Fees for the cross-chain move and staking transaction might total a fraction of an AVAX. That is immaterial for a 500 AVAX stake but meaningful if you are near the protocol minimum. Plan your number of transactions accordingly.
What changes over time, and how to stay current
Protocol minimums, validator fee bounds, and indicative rates can shift with governance. The Avalanche Wallet reflects current rules at the moment you stake. If you want to track changes proactively, follow Avalanche’s official announcements, view the protocol parameters on the documentation site, and check the in-wallet notices before making large moves. The mechanics outlined here have been stable for several years, so updates tend to be evolutionary rather than disruptive.
Quick checklist to avoid common staking mistakes
- Verify funds are on P-Chain before attempting to stake, not on C-Chain.
- Match your delegation end date to be earlier than the validator’s end date.
- Favor validators with strong uptime and fair fees instead of chasing the absolute lowest commission.
- Use a hardware wallet for signing, and test with a small amount first.
- Track your end dates so you can restake promptly if compounding is your goal.

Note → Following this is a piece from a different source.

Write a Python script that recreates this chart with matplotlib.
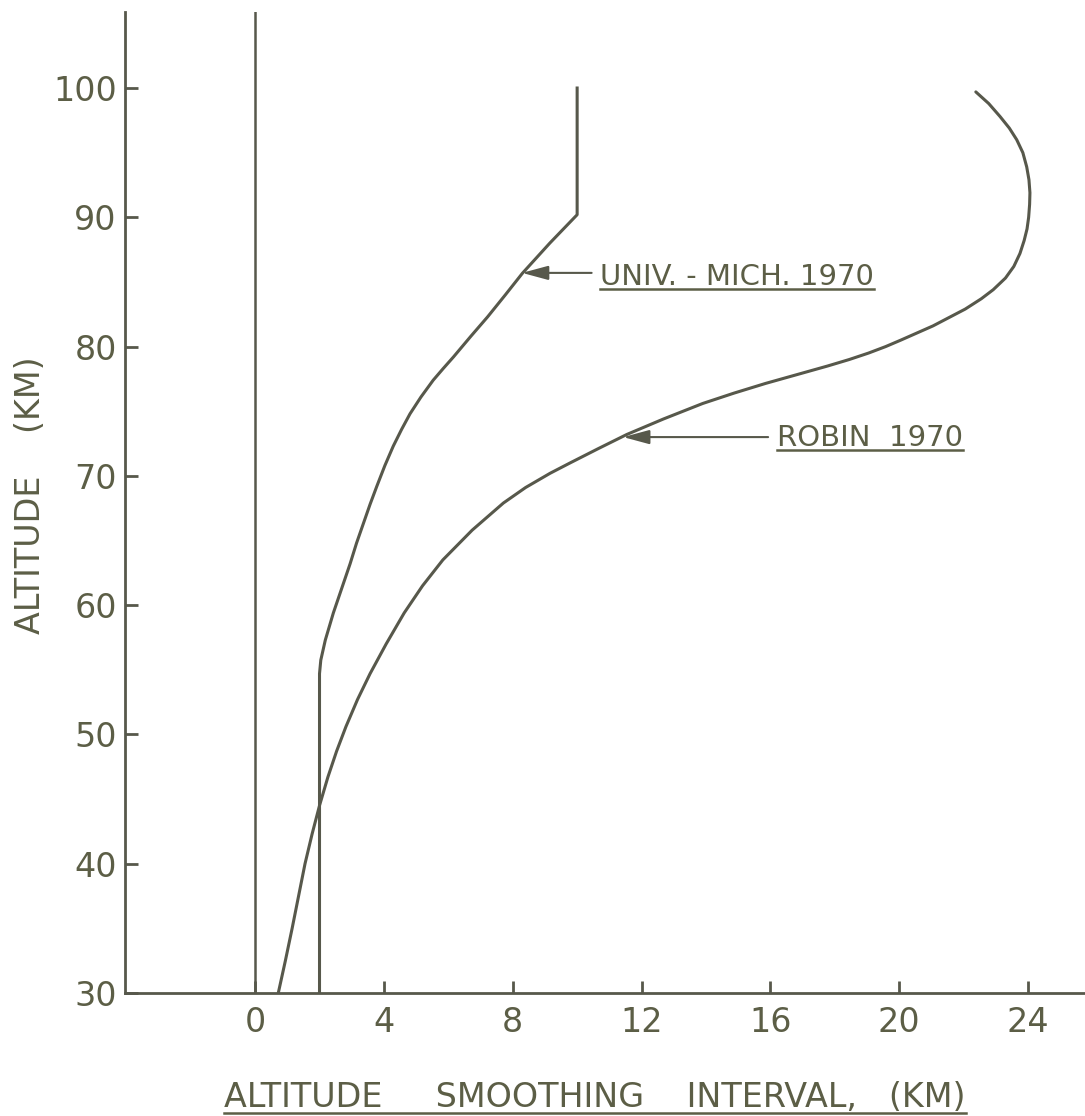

Final thoughts from the field
Native Avalanche network staking remains one of the simpler staking processes in crypto once you internalize the chain layout. The Avalanche Wallet gives you precise control over P-Chain operations and makes delegation a two minute task after the first run. Pick a reliable validator, choose a duration that suits your schedule, and let the protocol do its work. For those who want more flexibility, liquid staking AVAX has grown into a credible alternative as long as you weigh the additional risks. And if you have the temperament for uptime and logs, running a validator connects you more deeply to Avalanche than any dashboard could.
However you choose to stake AVAX, think in multi-month arcs, keep your keys cold, and give future you the gift of tidy records. The rewards take care of themselves when the basics are solid. That is what turns an avax staking guide into a habit that compounds beyond charts and calculators.